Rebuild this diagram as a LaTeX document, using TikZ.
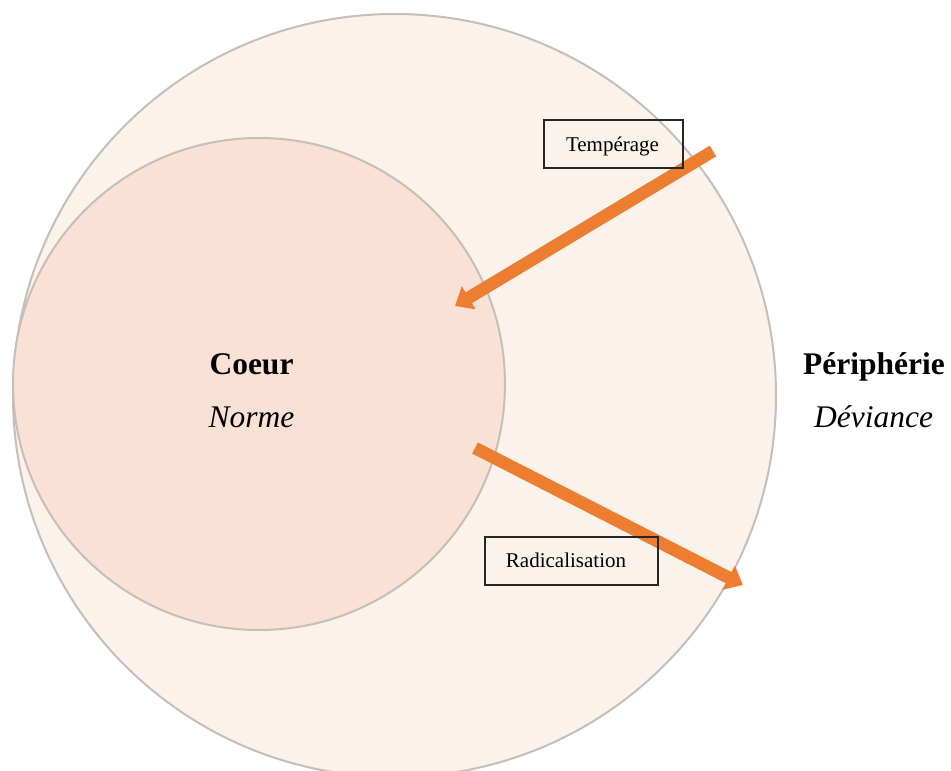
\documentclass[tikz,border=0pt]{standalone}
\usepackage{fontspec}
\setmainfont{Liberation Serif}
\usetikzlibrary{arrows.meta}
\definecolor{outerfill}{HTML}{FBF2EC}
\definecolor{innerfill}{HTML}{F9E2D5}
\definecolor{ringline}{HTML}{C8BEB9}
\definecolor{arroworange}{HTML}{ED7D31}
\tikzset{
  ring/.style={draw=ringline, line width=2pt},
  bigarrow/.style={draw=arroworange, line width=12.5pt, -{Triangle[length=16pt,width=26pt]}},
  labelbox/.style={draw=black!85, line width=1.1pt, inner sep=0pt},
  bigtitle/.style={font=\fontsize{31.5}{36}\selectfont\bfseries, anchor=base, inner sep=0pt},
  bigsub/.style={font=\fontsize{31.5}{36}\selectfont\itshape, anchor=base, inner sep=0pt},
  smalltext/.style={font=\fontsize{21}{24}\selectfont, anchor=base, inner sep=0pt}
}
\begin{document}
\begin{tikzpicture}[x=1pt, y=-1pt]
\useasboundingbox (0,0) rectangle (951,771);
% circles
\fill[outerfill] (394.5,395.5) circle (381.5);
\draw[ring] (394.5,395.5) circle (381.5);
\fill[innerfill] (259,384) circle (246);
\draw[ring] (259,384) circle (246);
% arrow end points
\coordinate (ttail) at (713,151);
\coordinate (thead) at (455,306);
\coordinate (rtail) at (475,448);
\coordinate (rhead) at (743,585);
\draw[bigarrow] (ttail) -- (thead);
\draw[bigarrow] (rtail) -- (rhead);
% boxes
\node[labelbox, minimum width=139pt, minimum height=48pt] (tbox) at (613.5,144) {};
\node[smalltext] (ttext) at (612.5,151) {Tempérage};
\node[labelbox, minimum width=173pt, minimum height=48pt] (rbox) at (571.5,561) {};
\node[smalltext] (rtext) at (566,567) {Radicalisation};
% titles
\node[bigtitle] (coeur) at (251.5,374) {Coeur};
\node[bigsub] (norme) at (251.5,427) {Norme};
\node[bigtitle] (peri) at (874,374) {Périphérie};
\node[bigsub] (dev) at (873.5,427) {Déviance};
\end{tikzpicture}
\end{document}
* * *
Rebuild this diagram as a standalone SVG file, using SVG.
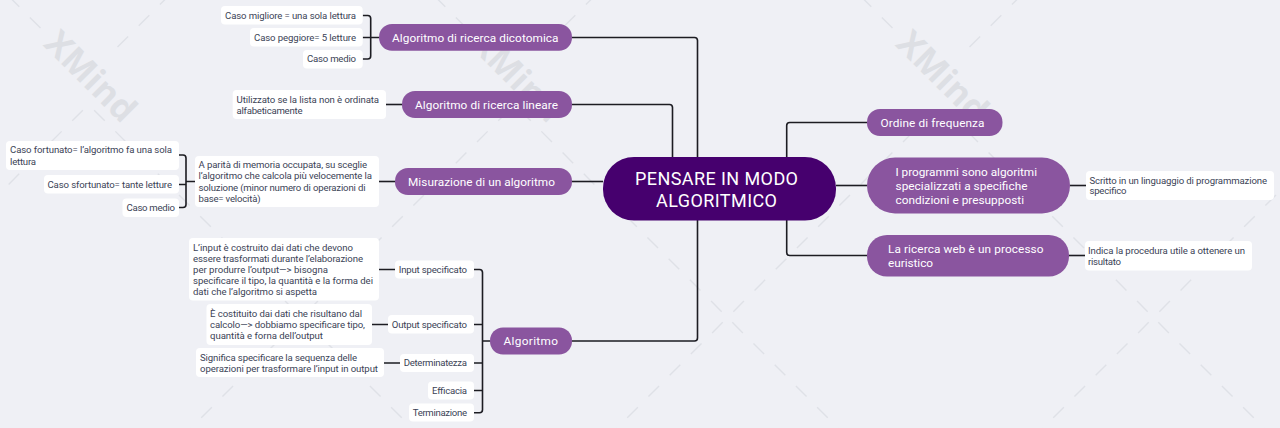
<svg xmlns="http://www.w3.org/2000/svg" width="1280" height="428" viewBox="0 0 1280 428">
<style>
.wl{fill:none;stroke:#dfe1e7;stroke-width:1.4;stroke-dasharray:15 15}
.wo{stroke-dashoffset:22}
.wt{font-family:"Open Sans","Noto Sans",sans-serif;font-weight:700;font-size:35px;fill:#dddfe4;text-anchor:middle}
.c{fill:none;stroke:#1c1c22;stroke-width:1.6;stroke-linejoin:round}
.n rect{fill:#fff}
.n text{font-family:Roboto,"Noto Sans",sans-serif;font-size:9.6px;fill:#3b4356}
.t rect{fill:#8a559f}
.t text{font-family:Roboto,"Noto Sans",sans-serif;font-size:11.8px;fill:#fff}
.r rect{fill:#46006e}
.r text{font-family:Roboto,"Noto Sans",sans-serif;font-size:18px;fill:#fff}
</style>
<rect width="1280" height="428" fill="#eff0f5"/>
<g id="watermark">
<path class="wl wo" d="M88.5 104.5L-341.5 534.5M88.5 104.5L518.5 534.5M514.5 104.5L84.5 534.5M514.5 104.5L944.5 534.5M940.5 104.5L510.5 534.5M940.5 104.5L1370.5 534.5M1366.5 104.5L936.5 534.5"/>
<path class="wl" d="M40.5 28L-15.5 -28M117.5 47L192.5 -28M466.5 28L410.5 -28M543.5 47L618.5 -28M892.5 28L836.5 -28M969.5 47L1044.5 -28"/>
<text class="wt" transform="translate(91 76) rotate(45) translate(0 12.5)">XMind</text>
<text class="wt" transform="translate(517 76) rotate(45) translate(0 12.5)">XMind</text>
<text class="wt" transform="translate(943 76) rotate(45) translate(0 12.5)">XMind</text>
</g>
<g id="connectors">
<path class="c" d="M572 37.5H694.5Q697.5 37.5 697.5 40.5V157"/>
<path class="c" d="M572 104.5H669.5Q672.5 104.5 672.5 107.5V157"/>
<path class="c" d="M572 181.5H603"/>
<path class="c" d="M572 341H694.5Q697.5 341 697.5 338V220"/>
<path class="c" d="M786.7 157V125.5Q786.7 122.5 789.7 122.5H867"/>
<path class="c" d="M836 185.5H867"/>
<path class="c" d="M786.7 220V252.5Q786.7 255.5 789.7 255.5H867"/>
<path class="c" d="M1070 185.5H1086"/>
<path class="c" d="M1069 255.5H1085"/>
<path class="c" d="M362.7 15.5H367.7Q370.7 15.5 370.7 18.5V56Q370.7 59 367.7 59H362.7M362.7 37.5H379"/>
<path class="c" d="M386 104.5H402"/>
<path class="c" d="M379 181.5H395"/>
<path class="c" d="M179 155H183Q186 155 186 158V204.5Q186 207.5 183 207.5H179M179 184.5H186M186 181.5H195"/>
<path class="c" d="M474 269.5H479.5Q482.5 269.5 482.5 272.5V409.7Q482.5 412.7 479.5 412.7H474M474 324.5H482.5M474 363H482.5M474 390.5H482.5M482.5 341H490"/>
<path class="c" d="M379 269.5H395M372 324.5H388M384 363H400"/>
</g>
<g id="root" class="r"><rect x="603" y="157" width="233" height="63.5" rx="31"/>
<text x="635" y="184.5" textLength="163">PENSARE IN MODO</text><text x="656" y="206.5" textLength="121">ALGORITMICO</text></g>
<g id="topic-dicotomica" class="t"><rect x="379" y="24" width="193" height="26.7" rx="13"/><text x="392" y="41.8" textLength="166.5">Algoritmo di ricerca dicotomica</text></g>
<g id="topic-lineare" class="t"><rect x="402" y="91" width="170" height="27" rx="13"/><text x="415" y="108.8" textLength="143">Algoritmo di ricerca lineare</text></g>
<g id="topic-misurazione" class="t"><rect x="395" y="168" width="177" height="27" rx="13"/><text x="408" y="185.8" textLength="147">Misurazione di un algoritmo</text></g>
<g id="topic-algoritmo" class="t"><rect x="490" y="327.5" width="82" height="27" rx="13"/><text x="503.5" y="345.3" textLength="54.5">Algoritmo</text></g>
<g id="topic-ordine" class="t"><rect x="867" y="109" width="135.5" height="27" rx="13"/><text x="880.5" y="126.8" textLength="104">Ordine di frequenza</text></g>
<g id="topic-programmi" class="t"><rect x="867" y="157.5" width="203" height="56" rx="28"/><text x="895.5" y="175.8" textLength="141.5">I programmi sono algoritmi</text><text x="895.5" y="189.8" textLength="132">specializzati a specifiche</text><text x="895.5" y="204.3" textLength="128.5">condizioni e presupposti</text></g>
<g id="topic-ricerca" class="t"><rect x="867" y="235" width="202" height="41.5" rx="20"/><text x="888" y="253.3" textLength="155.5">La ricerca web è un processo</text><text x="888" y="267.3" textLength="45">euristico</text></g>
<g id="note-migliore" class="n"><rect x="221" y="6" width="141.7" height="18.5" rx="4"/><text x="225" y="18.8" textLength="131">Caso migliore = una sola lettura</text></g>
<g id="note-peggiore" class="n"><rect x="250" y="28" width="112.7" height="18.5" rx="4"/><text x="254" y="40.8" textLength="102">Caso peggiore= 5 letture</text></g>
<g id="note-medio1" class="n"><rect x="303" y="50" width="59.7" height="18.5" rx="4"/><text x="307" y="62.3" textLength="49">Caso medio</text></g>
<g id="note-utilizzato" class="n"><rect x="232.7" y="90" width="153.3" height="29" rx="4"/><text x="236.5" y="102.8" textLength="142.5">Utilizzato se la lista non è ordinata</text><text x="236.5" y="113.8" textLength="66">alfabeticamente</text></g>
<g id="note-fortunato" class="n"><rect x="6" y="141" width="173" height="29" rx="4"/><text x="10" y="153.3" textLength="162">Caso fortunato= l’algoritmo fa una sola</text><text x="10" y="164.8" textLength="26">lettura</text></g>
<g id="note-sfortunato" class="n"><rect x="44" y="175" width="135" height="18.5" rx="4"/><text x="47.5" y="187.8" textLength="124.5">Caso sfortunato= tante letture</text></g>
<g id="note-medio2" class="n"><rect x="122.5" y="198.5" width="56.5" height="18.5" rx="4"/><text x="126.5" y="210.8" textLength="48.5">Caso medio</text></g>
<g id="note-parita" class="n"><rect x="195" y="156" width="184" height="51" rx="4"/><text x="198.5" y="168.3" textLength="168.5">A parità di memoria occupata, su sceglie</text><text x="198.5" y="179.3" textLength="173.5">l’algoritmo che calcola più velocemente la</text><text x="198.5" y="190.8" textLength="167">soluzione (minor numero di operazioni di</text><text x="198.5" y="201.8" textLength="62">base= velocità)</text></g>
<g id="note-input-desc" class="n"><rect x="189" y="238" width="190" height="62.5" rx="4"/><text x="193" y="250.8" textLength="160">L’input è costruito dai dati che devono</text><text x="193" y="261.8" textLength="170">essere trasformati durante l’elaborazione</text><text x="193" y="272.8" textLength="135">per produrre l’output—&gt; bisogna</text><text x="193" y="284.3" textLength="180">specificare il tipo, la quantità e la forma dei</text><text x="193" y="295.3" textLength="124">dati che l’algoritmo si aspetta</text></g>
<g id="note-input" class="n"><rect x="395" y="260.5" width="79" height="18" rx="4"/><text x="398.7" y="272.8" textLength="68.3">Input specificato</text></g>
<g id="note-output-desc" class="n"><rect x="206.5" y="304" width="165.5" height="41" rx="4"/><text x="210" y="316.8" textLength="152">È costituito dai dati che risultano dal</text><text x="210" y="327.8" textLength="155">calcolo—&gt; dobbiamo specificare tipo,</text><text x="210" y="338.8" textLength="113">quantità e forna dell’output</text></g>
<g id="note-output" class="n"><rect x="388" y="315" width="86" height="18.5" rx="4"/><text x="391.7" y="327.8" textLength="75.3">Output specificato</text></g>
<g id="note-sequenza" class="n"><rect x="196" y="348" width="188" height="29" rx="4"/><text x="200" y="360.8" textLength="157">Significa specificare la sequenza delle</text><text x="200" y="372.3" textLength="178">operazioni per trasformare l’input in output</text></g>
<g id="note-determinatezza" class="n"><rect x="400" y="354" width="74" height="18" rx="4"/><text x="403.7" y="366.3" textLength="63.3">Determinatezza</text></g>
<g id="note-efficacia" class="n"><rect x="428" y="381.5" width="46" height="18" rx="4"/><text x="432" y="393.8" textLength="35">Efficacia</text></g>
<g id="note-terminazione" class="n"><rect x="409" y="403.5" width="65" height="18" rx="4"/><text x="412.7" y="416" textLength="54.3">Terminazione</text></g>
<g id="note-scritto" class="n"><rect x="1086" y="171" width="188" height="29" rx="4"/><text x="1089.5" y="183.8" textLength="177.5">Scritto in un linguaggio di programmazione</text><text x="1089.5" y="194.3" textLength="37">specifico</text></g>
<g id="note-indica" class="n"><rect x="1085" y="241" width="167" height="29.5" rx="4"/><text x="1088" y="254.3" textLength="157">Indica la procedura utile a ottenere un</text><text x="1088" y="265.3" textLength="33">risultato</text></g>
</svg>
* * *
Single out each line of the records above with the string "using" in it, and copy it.

SOLUTION TO THIS EXERCISE:
Rebuild this diagram as a LaTeX document, using TikZ.
Rebuild this diagram as a standalone SVG file, using SVG.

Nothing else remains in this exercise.